• **WHAT YOU NEED TO DO**: Find all lines in the records that include the word "React", and copy them out.

(Records from a data collection)
* Begin *
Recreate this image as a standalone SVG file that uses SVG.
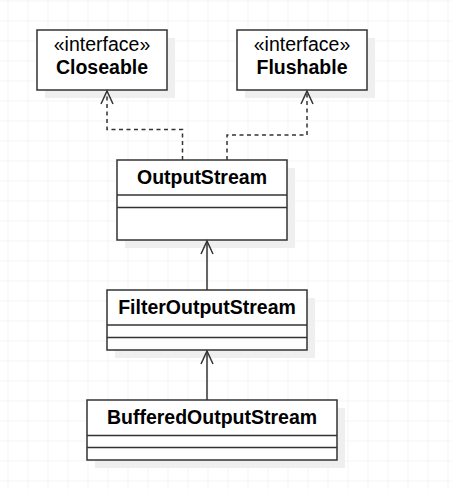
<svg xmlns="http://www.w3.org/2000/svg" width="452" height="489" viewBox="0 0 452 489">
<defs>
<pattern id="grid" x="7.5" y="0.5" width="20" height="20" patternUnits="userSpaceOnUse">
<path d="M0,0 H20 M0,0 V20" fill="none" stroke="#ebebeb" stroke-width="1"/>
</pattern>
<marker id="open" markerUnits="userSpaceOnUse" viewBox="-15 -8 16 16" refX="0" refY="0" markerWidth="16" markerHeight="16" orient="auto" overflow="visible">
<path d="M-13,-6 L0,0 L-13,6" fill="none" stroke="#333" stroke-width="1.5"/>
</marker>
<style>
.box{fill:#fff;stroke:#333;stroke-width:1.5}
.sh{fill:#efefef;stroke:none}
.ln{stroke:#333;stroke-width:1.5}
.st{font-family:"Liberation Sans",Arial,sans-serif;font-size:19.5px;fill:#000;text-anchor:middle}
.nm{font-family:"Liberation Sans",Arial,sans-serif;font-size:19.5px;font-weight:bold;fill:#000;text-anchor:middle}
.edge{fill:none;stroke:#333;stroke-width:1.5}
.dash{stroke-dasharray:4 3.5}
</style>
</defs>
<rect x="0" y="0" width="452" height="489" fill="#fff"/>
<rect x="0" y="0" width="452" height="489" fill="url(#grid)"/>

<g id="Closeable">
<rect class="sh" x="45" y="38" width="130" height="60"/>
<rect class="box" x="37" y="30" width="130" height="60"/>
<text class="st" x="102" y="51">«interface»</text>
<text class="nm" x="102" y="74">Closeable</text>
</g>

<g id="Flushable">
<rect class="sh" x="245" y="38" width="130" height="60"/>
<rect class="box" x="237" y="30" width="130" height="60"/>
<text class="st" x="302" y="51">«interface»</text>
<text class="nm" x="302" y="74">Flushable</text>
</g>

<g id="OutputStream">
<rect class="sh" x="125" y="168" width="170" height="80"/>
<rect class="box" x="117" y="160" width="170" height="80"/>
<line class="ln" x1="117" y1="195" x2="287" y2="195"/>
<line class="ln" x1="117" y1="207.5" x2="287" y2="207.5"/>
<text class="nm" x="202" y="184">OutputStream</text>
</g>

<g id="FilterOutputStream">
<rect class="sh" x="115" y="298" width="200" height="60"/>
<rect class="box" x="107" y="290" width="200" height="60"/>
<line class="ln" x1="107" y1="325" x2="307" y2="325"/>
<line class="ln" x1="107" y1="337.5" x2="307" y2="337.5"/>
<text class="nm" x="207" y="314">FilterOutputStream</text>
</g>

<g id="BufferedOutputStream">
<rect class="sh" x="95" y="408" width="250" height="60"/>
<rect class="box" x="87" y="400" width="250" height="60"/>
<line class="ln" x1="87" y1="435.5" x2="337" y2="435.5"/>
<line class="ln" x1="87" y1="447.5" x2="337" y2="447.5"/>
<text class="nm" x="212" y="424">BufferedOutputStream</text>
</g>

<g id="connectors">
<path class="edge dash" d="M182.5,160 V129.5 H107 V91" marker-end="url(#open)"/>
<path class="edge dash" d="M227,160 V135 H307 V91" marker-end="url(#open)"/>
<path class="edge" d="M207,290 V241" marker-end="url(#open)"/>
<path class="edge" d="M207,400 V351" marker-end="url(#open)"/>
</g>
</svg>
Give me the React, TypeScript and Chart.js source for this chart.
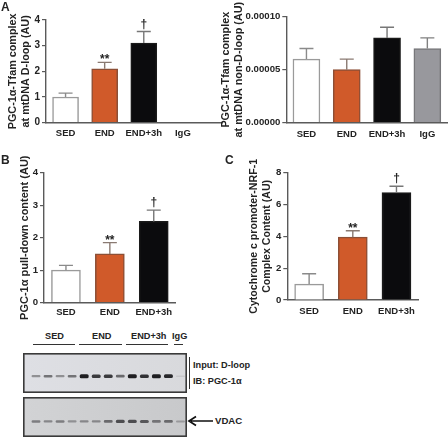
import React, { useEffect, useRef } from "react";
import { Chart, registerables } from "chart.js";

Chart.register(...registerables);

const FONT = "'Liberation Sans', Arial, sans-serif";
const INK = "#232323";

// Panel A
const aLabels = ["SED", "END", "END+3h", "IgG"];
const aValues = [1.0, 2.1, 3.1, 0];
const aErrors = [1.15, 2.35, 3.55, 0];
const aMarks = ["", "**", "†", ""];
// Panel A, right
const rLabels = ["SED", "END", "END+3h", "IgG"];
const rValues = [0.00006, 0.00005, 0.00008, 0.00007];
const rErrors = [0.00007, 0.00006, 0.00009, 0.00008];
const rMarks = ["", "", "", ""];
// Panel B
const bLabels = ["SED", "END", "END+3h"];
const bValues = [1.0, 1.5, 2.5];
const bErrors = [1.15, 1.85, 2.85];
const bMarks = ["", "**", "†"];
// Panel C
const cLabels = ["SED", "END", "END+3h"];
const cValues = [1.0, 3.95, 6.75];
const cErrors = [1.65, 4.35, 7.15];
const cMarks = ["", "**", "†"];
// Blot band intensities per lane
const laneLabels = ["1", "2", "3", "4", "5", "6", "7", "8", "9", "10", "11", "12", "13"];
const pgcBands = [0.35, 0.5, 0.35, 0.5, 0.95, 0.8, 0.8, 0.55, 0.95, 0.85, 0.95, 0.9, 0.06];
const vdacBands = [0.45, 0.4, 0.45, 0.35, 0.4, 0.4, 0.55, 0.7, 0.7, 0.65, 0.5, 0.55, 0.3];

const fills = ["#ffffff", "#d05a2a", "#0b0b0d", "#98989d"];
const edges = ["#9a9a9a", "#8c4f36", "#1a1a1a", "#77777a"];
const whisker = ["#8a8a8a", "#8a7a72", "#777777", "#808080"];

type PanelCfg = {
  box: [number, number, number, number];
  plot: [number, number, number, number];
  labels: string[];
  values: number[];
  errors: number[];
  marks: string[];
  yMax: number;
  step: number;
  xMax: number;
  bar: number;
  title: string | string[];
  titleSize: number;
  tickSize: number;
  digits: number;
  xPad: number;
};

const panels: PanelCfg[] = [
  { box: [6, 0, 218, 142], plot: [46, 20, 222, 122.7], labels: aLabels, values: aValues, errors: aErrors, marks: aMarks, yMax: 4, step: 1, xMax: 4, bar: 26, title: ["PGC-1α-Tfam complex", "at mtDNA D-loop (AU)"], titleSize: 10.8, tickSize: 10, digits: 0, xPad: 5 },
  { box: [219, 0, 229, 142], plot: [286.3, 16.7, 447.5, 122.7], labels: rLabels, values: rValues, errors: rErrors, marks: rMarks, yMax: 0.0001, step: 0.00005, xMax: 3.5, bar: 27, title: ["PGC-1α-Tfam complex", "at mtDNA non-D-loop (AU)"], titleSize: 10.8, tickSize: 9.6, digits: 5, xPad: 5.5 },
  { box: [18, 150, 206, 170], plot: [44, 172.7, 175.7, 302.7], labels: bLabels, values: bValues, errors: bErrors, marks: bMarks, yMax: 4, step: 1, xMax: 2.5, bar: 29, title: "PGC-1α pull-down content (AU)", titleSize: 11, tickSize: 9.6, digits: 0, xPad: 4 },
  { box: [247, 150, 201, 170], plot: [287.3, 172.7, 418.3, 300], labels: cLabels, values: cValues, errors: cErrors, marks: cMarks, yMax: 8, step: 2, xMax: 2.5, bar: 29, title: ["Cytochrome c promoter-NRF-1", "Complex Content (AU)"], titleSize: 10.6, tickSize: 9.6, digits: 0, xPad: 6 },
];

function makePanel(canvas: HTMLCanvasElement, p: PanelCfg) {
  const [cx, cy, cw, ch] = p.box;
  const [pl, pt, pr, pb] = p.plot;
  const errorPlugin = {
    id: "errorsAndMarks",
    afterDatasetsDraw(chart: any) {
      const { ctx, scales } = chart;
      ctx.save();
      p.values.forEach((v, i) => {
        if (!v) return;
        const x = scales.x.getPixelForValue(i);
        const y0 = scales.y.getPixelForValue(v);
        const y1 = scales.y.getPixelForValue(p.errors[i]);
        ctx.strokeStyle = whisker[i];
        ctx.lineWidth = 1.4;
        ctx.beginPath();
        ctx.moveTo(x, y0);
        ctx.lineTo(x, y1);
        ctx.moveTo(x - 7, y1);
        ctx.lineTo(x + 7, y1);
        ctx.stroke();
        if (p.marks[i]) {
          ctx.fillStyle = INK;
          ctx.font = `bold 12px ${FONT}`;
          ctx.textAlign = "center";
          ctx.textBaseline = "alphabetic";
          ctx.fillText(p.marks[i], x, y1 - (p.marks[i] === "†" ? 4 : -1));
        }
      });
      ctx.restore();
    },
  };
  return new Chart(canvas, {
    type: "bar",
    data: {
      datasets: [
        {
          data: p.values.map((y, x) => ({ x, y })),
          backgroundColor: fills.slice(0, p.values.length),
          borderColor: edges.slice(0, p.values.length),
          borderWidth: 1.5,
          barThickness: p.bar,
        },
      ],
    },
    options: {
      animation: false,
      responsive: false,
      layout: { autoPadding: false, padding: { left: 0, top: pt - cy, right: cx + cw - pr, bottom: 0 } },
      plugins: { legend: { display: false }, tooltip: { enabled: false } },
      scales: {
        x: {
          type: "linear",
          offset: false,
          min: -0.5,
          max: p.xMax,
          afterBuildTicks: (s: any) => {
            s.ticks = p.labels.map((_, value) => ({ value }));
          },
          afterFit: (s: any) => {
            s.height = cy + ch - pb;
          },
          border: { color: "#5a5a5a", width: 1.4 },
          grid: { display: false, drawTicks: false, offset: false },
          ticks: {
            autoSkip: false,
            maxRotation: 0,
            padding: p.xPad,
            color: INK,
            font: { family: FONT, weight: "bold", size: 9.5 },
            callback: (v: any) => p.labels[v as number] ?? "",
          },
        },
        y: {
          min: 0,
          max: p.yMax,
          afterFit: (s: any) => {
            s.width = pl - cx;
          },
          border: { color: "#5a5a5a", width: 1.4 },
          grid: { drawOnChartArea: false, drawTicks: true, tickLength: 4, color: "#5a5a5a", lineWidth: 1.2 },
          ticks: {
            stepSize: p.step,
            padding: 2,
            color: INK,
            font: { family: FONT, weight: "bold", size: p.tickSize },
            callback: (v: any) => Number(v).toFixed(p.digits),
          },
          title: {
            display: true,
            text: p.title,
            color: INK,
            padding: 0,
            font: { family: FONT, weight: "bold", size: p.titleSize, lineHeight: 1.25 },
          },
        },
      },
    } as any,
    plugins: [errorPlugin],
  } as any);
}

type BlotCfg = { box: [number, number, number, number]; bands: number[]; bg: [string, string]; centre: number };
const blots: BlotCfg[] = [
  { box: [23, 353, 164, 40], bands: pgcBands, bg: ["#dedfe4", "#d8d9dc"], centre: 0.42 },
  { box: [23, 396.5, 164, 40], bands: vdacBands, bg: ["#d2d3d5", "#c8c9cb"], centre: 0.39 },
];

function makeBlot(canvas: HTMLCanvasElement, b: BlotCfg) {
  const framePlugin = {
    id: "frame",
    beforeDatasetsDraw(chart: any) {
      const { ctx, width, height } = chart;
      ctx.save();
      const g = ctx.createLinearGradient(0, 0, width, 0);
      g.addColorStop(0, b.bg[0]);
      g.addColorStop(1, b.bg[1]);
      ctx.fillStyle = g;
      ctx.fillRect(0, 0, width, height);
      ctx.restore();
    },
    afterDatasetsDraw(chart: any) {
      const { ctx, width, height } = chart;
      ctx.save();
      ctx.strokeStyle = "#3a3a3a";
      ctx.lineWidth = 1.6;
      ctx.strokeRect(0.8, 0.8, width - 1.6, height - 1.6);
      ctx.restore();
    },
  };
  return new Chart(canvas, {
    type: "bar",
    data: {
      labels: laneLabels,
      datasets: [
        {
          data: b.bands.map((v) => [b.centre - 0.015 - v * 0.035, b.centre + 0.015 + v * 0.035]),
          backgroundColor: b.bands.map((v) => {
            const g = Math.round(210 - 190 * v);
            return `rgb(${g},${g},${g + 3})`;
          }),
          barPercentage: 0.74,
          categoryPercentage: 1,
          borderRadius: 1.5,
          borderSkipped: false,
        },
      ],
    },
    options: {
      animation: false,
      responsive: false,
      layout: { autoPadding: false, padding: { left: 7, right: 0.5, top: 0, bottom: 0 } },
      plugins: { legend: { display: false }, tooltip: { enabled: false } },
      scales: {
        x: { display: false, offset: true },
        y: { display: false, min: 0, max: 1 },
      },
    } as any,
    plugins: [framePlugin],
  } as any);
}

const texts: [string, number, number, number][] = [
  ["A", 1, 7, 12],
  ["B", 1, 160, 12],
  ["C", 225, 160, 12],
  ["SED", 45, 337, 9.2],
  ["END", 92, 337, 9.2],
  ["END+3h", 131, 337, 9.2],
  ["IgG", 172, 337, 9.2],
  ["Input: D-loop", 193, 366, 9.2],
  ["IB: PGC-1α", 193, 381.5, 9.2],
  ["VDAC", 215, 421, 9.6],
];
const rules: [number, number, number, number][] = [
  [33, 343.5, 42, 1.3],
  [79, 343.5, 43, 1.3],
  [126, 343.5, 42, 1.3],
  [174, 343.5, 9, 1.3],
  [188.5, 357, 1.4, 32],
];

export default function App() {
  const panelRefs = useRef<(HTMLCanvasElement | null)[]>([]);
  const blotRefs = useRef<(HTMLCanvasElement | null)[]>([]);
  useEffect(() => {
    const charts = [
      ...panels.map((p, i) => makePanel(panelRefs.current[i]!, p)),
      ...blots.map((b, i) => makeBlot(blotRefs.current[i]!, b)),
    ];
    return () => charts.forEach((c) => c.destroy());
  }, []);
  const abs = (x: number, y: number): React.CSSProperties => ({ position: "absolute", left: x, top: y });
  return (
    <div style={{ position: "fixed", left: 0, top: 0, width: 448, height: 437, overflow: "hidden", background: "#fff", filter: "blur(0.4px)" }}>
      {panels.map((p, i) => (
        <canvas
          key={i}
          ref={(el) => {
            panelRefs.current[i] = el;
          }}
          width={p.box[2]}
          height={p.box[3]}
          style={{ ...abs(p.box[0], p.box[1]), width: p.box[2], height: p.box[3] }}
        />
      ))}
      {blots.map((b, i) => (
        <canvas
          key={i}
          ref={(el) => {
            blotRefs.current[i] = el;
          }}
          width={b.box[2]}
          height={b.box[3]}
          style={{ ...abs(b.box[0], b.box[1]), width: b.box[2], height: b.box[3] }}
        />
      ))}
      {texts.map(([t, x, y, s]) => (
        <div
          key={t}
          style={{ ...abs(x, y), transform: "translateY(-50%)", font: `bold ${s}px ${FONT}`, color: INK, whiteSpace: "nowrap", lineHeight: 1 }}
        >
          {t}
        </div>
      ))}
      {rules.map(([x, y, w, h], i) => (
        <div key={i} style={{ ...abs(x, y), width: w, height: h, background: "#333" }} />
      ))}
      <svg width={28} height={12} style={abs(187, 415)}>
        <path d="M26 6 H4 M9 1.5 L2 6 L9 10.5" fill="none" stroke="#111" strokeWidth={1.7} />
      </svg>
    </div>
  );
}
* End *
• **ANSWER BELOW**:
Give me the React, TypeScript and Chart.js source for this chart.
import React, { useEffect, useRef } from "react";
  const abs = (x: number, y: number): React.CSSProperties => ({ position: "absolute", left: x, top: y });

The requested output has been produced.